● **The exercise**
Every record must be repeated exactly; omit any pictures they contain.

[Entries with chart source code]
•••

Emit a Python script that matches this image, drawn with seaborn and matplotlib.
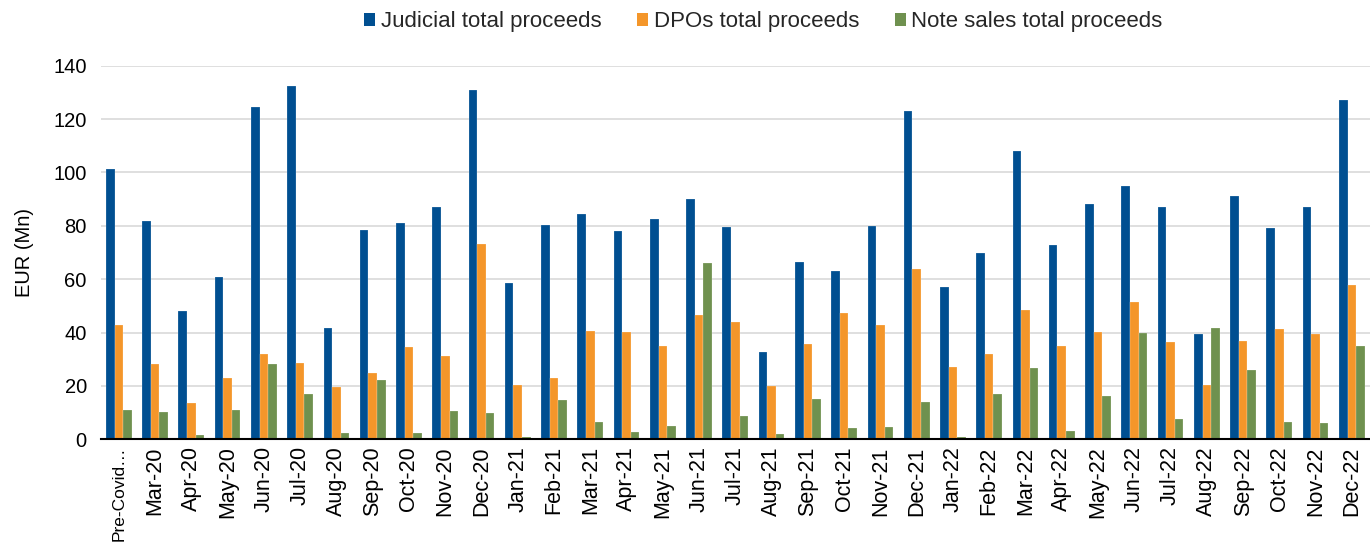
import numpy as np
import pandas as pd
import matplotlib
matplotlib.use("Agg")
import matplotlib.pyplot as plt
import seaborn as sns

categories = ["Pre-Covid…", "Mar-20", "Apr-20", "May-20", "Jun-20", "Jul-20", "Aug-20",
              "Sep-20", "Oct-20", "Nov-20", "Dec-20",
              "Jan-21", "Feb-21", "Mar-21", "Apr-21", "May-21", "Jun-21", "Jul-21",
              "Aug-21", "Sep-21", "Oct-21", "Nov-21", "Dec-21",
              "Jan-22", "Feb-22", "Mar-22", "Apr-22", "May-22", "Jun-22", "Jul-22",
              "Aug-22", "Sep-22", "Oct-22", "Nov-22", "Dec-22"]

judicial = [101.3, 81.7, 48.0, 60.9, 124.4, 132.4, 41.8, 78.4, 81.0, 87.0, 130.9,
            58.4, 80.3, 84.3, 78.0, 82.4, 90.0, 79.5, 32.6, 66.4, 63.2, 79.9, 122.9,
            57.2, 69.9, 107.9, 72.8, 88.0, 95.0, 86.9, 39.6, 91.0, 79.2, 86.9, 127.0]
dpos = [42.7, 28.2, 13.6, 23.0, 32.0, 28.7, 19.5, 24.8, 34.6, 31.1, 73.2,
        20.3, 23.0, 40.6, 40.3, 35.0, 46.4, 43.9, 20.0, 35.6, 47.3, 42.8, 63.8,
        27.1, 32.0, 48.4, 35.0, 40.3, 51.3, 36.3, 20.3, 36.9, 41.2, 39.6, 57.7]
notes = [11.0, 10.1, 1.6, 11.0, 28.2, 17.0, 2.2, 22.2, 2.2, 10.7, 9.7,
         1.0, 14.7, 6.4, 2.9, 5.0, 66.2, 8.6, 2.1, 15.2, 4.1, 4.6, 14.1,
         1.0, 17.1, 26.7, 3.1, 16.2, 39.8, 7.7, 41.6, 25.8, 6.5, 6.2, 35.0]

series_names = ["Judicial total proceeds", "DPOs total proceeds", "Note sales total proceeds"]
colors = ["#004F91", "#F4962A", "#6F914F"]
y_ticks = [0, 20, 40, 60, 80, 100, 120, 140]

df = pd.DataFrame({
    "month": categories * 3,
    "value": judicial + dpos + notes,
    "series": [series_names[0]] * len(categories) + [series_names[1]] * len(categories)
              + [series_names[2]] * len(categories),
})

sns.set_theme(style="white")
plt.rcParams["font.family"] = ["Liberation Sans", "DejaVu Sans"]

fig = plt.figure(figsize=(13.70, 5.46), dpi=100)
ax = fig.add_axes([0.0735, 0.1954, 0.9265, 0.6843])

sns.barplot(data=df, x="month", y="value", hue="series", order=categories,
            hue_order=series_names, palette=colors, width=0.71, ax=ax,
            edgecolor=(1, 1, 1, 0.5), linewidth=0.3, saturation=1, errorbar=None)

ax.set_xlim(-0.5, len(categories) - 0.5)
ax.set_ylim(0, 140)
ax.set_yticks(y_ticks)
ax.set_yticklabels([str(v) for v in y_ticks], fontsize=14.5, color="black")
ax.yaxis.grid(True, color="#D9D9D9", linewidth=1.2)
ax.set_axisbelow(True)
ax.tick_params(axis="y", length=0, pad=10)

ax.set_xticks(np.arange(len(categories)))
ax.set_xticklabels(categories, rotation=90, fontsize=15.5, color="black")
ax.tick_params(axis="x", which="major", length=0, pad=5)
ax.set_xticks(np.arange(len(categories) + 1) - 0.5, minor=True)
ax.tick_params(axis="x", which="minor", length=6, width=1.2, color="black", direction="out")
ax.get_xticklabels()[0].set_fontsize(12.5)

for s in ["top", "right", "left"]:
    ax.spines[s].set_visible(False)
ax.spines["bottom"].set_color("black")
ax.spines["bottom"].set_linewidth(1.5)

ax.set_xlabel("")
ax.set_ylabel("EUR (Mn)", fontsize=14.5, color="black", labelpad=14)

leg = ax.legend(loc="center", bbox_to_anchor=(0.522, 1.117), ncol=3,
                frameon=False, fontsize=16, handlelength=0.5, handleheight=0.5,
                handletextpad=0.25, columnspacing=1.6)
for h in leg.legend_handles:
    h.set_edgecolor("none")

fig.savefig("out.png", dpi=100)
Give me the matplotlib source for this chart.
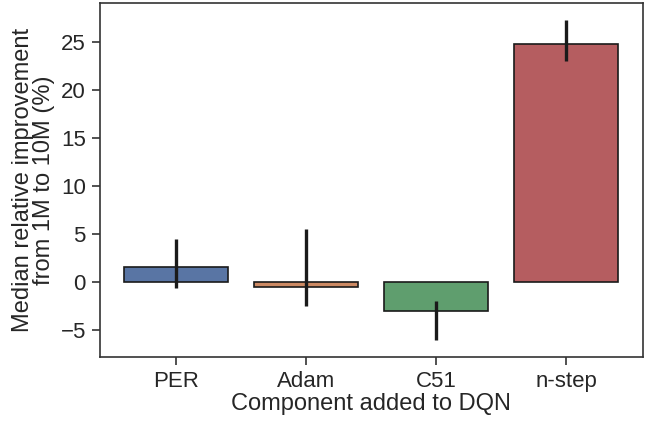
import matplotlib
matplotlib.use("Agg")
import matplotlib.pyplot as plt
import seaborn as sns
import numpy as np

categories = ["PER", "Adam", "C51", "n-step"]
values = [1.5, -0.6, -3.03, 24.8]
err_low = [-0.69, -2.54, -6.09, 23.04]
err_high = [4.49, 5.47, -2.01, 27.3]

sns.set_style("ticks")
plt.rcParams['font.family'] = ['Liberation Sans', 'DejaVu Sans']

deep = sns.color_palette("deep")
colors = [sns.desaturate(c, 0.75) for c in deep[:4]]

fig = plt.figure(figsize=(6.48, 4.26), dpi=100)
ax = fig.add_axes([0.154, 0.162, 0.838, 0.830])

x = np.arange(len(categories))
ax.bar(x, values, width=0.8, color=colors, edgecolor="#1a1a1a", linewidth=1.2)
for xi, lo, hi in zip(x, err_low, err_high):
    ax.plot([xi, xi], [lo, hi], color="#1a1a1a", linewidth=2.4, solid_capstyle="butt")

ax.set_xticks(x)
ax.set_xticklabels(categories)
ax.set_yticks([-5, 0, 5, 10, 15, 20, 25])
ax.set_ylim(-7.86, 29.04)
ax.set_xlim(-0.59, 3.59)
ax.tick_params(labelsize=16, length=6, width=1.2, colors="#333333", labelcolor="#262626", pad=4)
for s in ax.spines.values():
    s.set_linewidth(1.2)
    s.set_color("#333333")
ax.set_xlabel("Component added to DQN", fontsize=17, color="#262626", labelpad=1)
ax.set_ylabel("Median relative improvement\nfrom 1M to 10M (%)", fontsize=17, color="#262626",
              labelpad=4, linespacing=0.95)

fig.savefig("out.png", dpi=100)
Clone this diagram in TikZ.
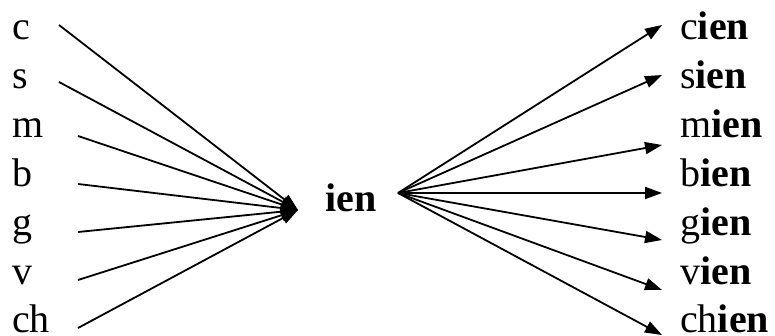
\documentclass[tikz,border=0pt]{standalone}
\usepackage{fontspec}
\setmainfont{Liberation Serif}
\usetikzlibrary{arrows.meta}
\newcommand{\StemFont}{\fontsize{40}{40}\selectfont}
\tikzset{
  stem label/.style={font=\StemFont, inner sep=0pt, anchor=base west},
  stem arrow/.style={
    -{Triangle[length=17pt,width=12pt]},
    line width=1.8pt,
    draw=black
  }
}

\begin{document}
\begin{tikzpicture}[x=1pt,y=-1pt]
\useasboundingbox (0,0) rectangle (775,336);

% hub and centre word
\coordinate (hub) at (298,210);
\coordinate (fan) at (398,193);
\node[stem label] (ien) at (325,212) {\textbf{ien}};

% onsets on the left, words on the right
\foreach \name/\sx/\sy/\ty [count=\i from 0] in
  {c/59/25/25, s/59/82/75, m/78/136/145, b/78/184/193,
   g/78/232/240, v/78/280/290, ch/78/328/335}{
  \node[stem label] (\name) at (12,{40+48.8*\i}) {\name};
  \node[stem label] (\name ien) at (680,{40+48.8*\i}) {\name\textbf{ien}};
  \coordinate (\name-start) at (\sx,\sy);
  \coordinate (\name-tip) at (662,\ty);
  \draw[stem arrow] (\name-start) -- (hub);
  \draw[stem arrow] (fan) -- (\name-tip);
}
\end{tikzpicture}
\end{document}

•••

● **Complete answer**
Emit a Python script that matches this image, drawn with seaborn and matplotlib.
import numpy as np
import pandas as pd
import matplotlib
matplotlib.use("Agg")
import matplotlib.pyplot as plt
import seaborn as sns

categories = ["Pre-Covid…", "Mar-20", "Apr-20", "May-20", "Jun-20", "Jul-20", "Aug-20",
              "Sep-20", "Oct-20", "Nov-20", "Dec-20",
              "Jan-21", "Feb-21", "Mar-21", "Apr-21", "May-21", "Jun-21", "Jul-21",
              "Aug-21", "Sep-21", "Oct-21", "Nov-21", "Dec-21",
              "Jan-22", "Feb-22", "Mar-22", "Apr-22", "May-22", "Jun-22", "Jul-22",
              "Aug-22", "Sep-22", "Oct-22", "Nov-22", "Dec-22"]

judicial = [101.3, 81.7, 48.0, 60.9, 124.4, 132.4, 41.8, 78.4, 81.0, 87.0, 130.9,
            58.4, 80.3, 84.3, 78.0, 82.4, 90.0, 79.5, 32.6, 66.4, 63.2, 79.9, 122.9,
            57.2, 69.9, 107.9, 72.8, 88.0, 95.0, 86.9, 39.6, 91.0, 79.2, 86.9, 127.0]
dpos = [42.7, 28.2, 13.6, 23.0, 32.0, 28.7, 19.5, 24.8, 34.6, 31.1, 73.2,
        20.3, 23.0, 40.6, 40.3, 35.0, 46.4, 43.9, 20.0, 35.6, 47.3, 42.8, 63.8,
        27.1, 32.0, 48.4, 35.0, 40.3, 51.3, 36.3, 20.3, 36.9, 41.2, 39.6, 57.7]
notes = [11.0, 10.1, 1.6, 11.0, 28.2, 17.0, 2.2, 22.2, 2.2, 10.7, 9.7,
         1.0, 14.7, 6.4, 2.9, 5.0, 66.2, 8.6, 2.1, 15.2, 4.1, 4.6, 14.1,
         1.0, 17.1, 26.7, 3.1, 16.2, 39.8, 7.7, 41.6, 25.8, 6.5, 6.2, 35.0]

series_names = ["Judicial total proceeds", "DPOs total proceeds", "Note sales total proceeds"]
colors = ["#004F91", "#F4962A", "#6F914F"]
y_ticks = [0, 20, 40, 60, 80, 100, 120, 140]

df = pd.DataFrame({
    "month": categories * 3,
    "value": judicial + dpos + notes,
    "series": [series_names[0]] * len(categories) + [series_names[1]] * len(categories)
              + [series_names[2]] * len(categories),
})

sns.set_theme(style="white")
plt.rcParams["font.family"] = ["Liberation Sans", "DejaVu Sans"]

fig = plt.figure(figsize=(13.70, 5.46), dpi=100)
ax = fig.add_axes([0.0735, 0.1954, 0.9265, 0.6843])

sns.barplot(data=df, x="month", y="value", hue="series", order=categories,
            hue_order=series_names, palette=colors, width=0.71, ax=ax,
            edgecolor=(1, 1, 1, 0.5), linewidth=0.3, saturation=1, errorbar=None)

ax.set_xlim(-0.5, len(categories) - 0.5)
ax.set_ylim(0, 140)
ax.set_yticks(y_ticks)
ax.set_yticklabels([str(v) for v in y_ticks], fontsize=14.5, color="black")
ax.yaxis.grid(True, color="#D9D9D9", linewidth=1.2)
ax.set_axisbelow(True)
ax.tick_params(axis="y", length=0, pad=10)

ax.set_xticks(np.arange(len(categories)))
ax.set_xticklabels(categories, rotation=90, fontsize=15.5, color="black")
ax.tick_params(axis="x", which="major", length=0, pad=5)
ax.set_xticks(np.arange(len(categories) + 1) - 0.5, minor=True)
ax.tick_params(axis="x", which="minor", length=6, width=1.2, color="black", direction="out")
ax.get_xticklabels()[0].set_fontsize(12.5)

for s in ["top", "right", "left"]:
    ax.spines[s].set_visible(False)
ax.spines["bottom"].set_color("black")
ax.spines["bottom"].set_linewidth(1.5)

ax.set_xlabel("")
ax.set_ylabel("EUR (Mn)", fontsize=14.5, color="black", labelpad=14)

leg = ax.legend(loc="center", bbox_to_anchor=(0.522, 1.117), ncol=3,
                frameon=False, fontsize=16, handlelength=0.5, handleheight=0.5,
                handletextpad=0.25, columnspacing=1.6)
for h in leg.legend_handles:
    h.set_edgecolor("none")

fig.savefig("out.png", dpi=100)
Give me the matplotlib source for this chart.
import matplotlib
matplotlib.use("Agg")
import matplotlib.pyplot as plt
import seaborn as sns
import numpy as np

categories = ["PER", "Adam", "C51", "n-step"]
values = [1.5, -0.6, -3.03, 24.8]
err_low = [-0.69, -2.54, -6.09, 23.04]
err_high = [4.49, 5.47, -2.01, 27.3]

sns.set_style("ticks")
plt.rcParams['font.family'] = ['Liberation Sans', 'DejaVu Sans']

deep = sns.color_palette("deep")
colors = [sns.desaturate(c, 0.75) for c in deep[:4]]

fig = plt.figure(figsize=(6.48, 4.26), dpi=100)
ax = fig.add_axes([0.154, 0.162, 0.838, 0.830])

x = np.arange(len(categories))
ax.bar(x, values, width=0.8, color=colors, edgecolor="#1a1a1a", linewidth=1.2)
for xi, lo, hi in zip(x, err_low, err_high):
    ax.plot([xi, xi], [lo, hi], color="#1a1a1a", linewidth=2.4, solid_capstyle="butt")

ax.set_xticks(x)
ax.set_xticklabels(categories)
ax.set_yticks([-5, 0, 5, 10, 15, 20, 25])
ax.set_ylim(-7.86, 29.04)
ax.set_xlim(-0.59, 3.59)
ax.tick_params(labelsize=16, length=6, width=1.2, colors="#333333", labelcolor="#262626", pad=4)
for s in ax.spines.values():
    s.set_linewidth(1.2)
    s.set_color("#333333")
ax.set_xlabel("Component added to DQN", fontsize=17, color="#262626", labelpad=1)
ax.set_ylabel("Median relative improvement\nfrom 1M to 10M (%)", fontsize=17, color="#262626",
              labelpad=4, linespacing=0.95)

fig.savefig("out.png", dpi=100)
Clone this diagram in TikZ.
\documentclass[tikz,border=0pt]{standalone}
\usepackage{fontspec}
\setmainfont{Liberation Serif}
\usetikzlibrary{arrows.meta}
\newcommand{\StemFont}{\fontsize{40}{40}\selectfont}
\tikzset{
  stem label/.style={font=\StemFont, inner sep=0pt, anchor=base west},
  stem arrow/.style={
    -{Triangle[length=17pt,width=12pt]},
    line width=1.8pt,
    draw=black
  }
}

\begin{document}
\begin{tikzpicture}[x=1pt,y=-1pt]
\useasboundingbox (0,0) rectangle (775,336);

% hub and centre word
\coordinate (hub) at (298,210);
\coordinate (fan) at (398,193);
\node[stem label] (ien) at (325,212) {\textbf{ien}};

% onsets on the left, words on the right
\foreach \name/\sx/\sy/\ty [count=\i from 0] in
  {c/59/25/25, s/59/82/75, m/78/136/145, b/78/184/193,
   g/78/232/240, v/78/280/290, ch/78/328/335}{
  \node[stem label] (\name) at (12,{40+48.8*\i}) {\name};
  \node[stem label] (\name ien) at (680,{40+48.8*\i}) {\name\textbf{ien}};
  \coordinate (\name-start) at (\sx,\sy);
  \coordinate (\name-tip) at (662,\ty);
  \draw[stem arrow] (\name-start) -- (hub);
  \draw[stem arrow] (fan) -- (\name-tip);
}
\end{tikzpicture}
\end{document}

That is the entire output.